If an employee is unhappy with his work or would like to seek greener pastures, the normal recourse is to resign. In San Miguel Properties v. Gucaban (G.R. No. 153982, 18 July 2011), the Supreme Court had the occasion to define resignation as follows:
“Resignation — the formal pronouncement or relinquishment of a position or office — is the voluntary act of an employee who is in a situation where he believes that personal reasons cannot be sacrificed in favor of the exigency of the service, and he has then no other choice but to disassociate himself from employment. The intent to relinquish must concur with the overt act of relinquishment; hence, the acts of the employee before and after the alleged resignation must be considered in determining whether he in fact intended to terminate his employment. In illegal dismissal cases, fundamental is the rule that when an employer interposes the defense of resignation, on him necessarily rests the burden to prove that the employee indeed voluntarily resigned.”
However, a text message or letter signifying the intent to resign effective immediately is not the proper way of resigning under Philippine Labor Laws. Article 285 of Presidential Decree 442, as amended, otherwise known as the Labor Code of the Philippines, states that an employee may terminate without just cause the employee-employer relationship by serving a written notice on the employer at least one (1) month in advance. The law further states that the employer upon whom no such notice was served may hold the employee liable for damages.
It was explained by the Supreme Court in Hechanova vs. Matorre (G.R. No. 198261, 16 October 2013) that the 30-day notice requirement for an employee’s resignation is for the benefit of the employer in order to afford the him enough time to hire another employee if needed and to see to it that there is proper turn-over of the tasks which the resigning employee may be handling.
Since the 30-day notice is for the employer’s benefit, he may waive such period. Thus, in Paredes vs. Feed the Children Philippines, Inc. (G.R. No. 184397, 9 September 2015), the Supreme Court elucidated that the rule requiring an employee to stay or complete the 30-day period prior to the effectivity of his resignation becomes discretionary on the part of management as an employee who intends to resign may be allowed a shorter period before his resignation becomes effective. Hence, as part of management prerogative, an employer has the right to move the effectivity date to an earlier date.

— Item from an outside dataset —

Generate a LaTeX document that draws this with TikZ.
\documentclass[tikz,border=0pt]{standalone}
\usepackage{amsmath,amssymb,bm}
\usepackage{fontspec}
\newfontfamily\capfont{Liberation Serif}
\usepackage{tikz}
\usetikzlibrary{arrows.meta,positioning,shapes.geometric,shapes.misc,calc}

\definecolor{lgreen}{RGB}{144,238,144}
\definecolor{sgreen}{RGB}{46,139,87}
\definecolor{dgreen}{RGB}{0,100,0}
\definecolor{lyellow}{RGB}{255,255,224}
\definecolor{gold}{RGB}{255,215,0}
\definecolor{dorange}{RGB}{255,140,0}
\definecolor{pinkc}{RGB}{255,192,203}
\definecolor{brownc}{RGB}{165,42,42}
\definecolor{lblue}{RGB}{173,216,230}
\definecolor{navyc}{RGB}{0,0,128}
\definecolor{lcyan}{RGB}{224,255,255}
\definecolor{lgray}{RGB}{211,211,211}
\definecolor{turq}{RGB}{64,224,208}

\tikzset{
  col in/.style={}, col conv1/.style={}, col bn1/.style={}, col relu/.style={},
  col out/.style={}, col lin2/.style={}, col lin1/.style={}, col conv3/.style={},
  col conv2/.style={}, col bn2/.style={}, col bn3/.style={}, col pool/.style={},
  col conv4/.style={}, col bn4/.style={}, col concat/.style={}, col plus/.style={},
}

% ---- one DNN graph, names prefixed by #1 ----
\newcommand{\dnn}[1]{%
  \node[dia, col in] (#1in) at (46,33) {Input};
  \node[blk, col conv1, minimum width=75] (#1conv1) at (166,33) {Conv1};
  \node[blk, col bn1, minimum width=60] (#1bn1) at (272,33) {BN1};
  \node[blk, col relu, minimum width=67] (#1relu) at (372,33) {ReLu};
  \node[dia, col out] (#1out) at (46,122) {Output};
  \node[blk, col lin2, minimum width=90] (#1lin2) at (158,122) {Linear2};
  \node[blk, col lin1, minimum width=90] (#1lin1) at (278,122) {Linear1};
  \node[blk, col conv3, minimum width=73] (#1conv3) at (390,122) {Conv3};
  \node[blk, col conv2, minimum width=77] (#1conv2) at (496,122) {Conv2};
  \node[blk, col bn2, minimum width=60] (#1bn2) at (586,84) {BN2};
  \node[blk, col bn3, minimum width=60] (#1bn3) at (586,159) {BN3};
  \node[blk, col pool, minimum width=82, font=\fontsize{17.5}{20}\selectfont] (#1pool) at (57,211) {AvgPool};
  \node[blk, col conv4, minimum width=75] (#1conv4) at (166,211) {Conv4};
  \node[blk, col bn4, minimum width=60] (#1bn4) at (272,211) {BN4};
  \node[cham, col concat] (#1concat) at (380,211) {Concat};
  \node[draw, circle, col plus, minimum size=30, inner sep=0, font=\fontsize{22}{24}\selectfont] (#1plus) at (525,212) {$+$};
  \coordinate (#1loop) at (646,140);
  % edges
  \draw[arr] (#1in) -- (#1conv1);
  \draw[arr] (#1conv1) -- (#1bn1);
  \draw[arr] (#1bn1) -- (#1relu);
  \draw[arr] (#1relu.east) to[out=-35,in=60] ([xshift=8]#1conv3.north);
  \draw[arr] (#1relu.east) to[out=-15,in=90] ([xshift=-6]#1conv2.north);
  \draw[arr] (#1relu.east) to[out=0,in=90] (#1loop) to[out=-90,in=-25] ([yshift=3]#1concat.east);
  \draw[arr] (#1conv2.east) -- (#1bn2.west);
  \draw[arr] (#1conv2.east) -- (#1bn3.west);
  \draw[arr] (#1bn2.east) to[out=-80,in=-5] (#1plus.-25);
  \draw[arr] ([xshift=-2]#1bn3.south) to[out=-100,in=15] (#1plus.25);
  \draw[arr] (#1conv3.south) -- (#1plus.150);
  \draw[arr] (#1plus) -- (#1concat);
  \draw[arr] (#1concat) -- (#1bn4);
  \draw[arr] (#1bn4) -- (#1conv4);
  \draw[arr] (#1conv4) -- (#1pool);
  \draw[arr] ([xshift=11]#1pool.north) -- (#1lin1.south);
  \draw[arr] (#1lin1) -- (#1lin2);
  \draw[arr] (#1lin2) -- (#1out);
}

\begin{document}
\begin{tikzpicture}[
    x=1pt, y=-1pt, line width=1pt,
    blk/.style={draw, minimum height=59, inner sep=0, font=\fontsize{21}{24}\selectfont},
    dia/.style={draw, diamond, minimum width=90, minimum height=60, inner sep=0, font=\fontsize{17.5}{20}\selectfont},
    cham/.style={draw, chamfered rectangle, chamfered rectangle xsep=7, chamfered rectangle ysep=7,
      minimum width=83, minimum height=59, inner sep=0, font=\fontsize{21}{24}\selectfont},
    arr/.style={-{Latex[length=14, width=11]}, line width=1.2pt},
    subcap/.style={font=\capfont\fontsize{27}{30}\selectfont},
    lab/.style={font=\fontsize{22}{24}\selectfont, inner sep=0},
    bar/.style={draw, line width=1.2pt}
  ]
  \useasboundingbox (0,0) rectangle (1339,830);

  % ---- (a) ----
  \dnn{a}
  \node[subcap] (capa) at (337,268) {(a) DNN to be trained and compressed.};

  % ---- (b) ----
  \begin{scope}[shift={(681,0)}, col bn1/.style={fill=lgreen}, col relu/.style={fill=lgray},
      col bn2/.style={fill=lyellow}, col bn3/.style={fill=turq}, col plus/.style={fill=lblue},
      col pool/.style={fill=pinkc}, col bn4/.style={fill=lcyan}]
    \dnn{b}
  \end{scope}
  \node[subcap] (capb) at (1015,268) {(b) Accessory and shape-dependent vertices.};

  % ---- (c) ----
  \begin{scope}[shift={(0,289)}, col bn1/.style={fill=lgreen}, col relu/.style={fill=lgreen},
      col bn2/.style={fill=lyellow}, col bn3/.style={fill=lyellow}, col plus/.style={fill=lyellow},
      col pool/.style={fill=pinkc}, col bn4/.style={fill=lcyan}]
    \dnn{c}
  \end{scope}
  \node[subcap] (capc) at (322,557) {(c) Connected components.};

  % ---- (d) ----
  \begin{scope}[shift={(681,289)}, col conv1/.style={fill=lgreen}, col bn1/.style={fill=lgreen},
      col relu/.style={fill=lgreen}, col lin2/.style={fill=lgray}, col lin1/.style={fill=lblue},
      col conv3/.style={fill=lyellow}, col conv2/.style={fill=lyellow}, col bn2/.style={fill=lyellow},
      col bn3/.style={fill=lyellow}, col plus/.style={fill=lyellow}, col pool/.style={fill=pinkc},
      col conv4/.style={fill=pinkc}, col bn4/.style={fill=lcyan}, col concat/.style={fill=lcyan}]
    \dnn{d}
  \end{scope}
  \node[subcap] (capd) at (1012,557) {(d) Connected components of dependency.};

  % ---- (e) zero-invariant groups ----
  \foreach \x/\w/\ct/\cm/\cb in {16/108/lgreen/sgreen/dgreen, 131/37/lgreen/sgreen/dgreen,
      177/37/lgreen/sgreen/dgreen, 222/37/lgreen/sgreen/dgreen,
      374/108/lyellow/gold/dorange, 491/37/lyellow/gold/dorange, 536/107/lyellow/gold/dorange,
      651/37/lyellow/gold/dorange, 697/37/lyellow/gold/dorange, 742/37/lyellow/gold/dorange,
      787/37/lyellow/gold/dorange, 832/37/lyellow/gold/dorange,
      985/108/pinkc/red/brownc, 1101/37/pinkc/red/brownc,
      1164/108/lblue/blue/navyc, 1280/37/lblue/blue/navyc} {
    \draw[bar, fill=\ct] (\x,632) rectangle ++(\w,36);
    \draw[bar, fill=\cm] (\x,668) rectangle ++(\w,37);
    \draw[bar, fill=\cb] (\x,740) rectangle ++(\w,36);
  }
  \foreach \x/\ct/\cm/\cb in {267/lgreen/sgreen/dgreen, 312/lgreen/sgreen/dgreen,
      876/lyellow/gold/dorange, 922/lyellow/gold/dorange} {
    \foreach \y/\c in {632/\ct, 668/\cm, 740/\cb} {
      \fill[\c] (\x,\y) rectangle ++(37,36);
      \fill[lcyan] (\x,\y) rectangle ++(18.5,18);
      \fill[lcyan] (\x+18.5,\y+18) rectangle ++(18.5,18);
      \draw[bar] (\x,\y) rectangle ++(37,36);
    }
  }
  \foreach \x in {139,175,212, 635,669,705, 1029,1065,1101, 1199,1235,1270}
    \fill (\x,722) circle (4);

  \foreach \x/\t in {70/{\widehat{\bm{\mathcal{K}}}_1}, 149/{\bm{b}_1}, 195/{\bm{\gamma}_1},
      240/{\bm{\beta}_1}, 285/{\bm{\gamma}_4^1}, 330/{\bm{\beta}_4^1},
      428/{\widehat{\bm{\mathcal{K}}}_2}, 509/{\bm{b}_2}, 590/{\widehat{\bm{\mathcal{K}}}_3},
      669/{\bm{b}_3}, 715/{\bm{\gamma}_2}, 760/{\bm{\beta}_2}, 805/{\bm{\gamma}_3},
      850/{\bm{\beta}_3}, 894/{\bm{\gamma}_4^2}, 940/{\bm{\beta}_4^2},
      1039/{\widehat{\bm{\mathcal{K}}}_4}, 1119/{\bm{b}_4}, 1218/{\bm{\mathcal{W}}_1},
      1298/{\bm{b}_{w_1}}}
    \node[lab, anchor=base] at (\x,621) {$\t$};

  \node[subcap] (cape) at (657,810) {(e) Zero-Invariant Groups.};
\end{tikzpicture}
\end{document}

Take heed that if an employee does not give the 30-day notice, he can be held liable for damages to the employer. An aggrieved employer may file a civil case for damages and breach of contractual obligation with the regular courts. As ruled in Eviota vs. Court of Appeals (G.R. No. 152121, 29 July 2003), while seemingly the cause of action arose from employer-employee relations, the employer’s claim for damages is grounded on wanton failure and refusal without just cause to report to duty coupled with the averment that the employee maliciously and with bad faith violated the terms and conditions of the contract to the damage of the employer. Such averments removed the controversy from the coverage of the Labor Code of the Philippines and brought it within the purview of the Civil Law.
Nevertheless, not all resignations require advance notice of 30 days. The following grounds under Art. 285 of the Labor Code are considered just causes allowing the employee to resign immediately:
1. Serious insult by the employer or his representative on the honor and person of the employee;
2. Inhuman and unbearable treatment accorded the employee by the employer or his representative;
3. Commission of a crime or offense by the employer or his representative against the person of the employee or any of the immediate members of his family; and
4. Other causes analogous to any of the foregoing.
The resignation is complete upon acceptance by the employer. An employee must therefore be careful and circumspect in filing his resignation because if he changes his mind, he needs to re-apply for the job as held in Intertrod Maritime, Inc. vs. NLRC (G.R. No. 81087, 19 June 1991), to wit:
“Once an employee resigns and his resignation is accepted, he no longer has any right to the job. If the employee later changes his mind, he must ask for approval of the withdrawal of his resignation from his employer, as if he were re-applying for the job. It will then be up to the employer to determine whether or not his service would be continued. If the employer accepts said withdrawal, the employee retains his job. If the employer does not, as in this case, the employee cannot claim illegal dismissal for the employer has the right to determine who his employees will be. To say that an employee who has resigned is illegally dismissed, is to encroach upon the right of employers to hire persons who will be of service to them.”
Like any separation, severance of employer-employee relations is a difficult process. However, before parting ways, it is prudent to follow the procedure laid down under the Labor Code, not only for the sake of complying with the law, but also to maintain cordial relations. As the song goes, it’s a small world after all. Thus, burning bridges by leaving a bad impression with the company may be prejudicial in the future.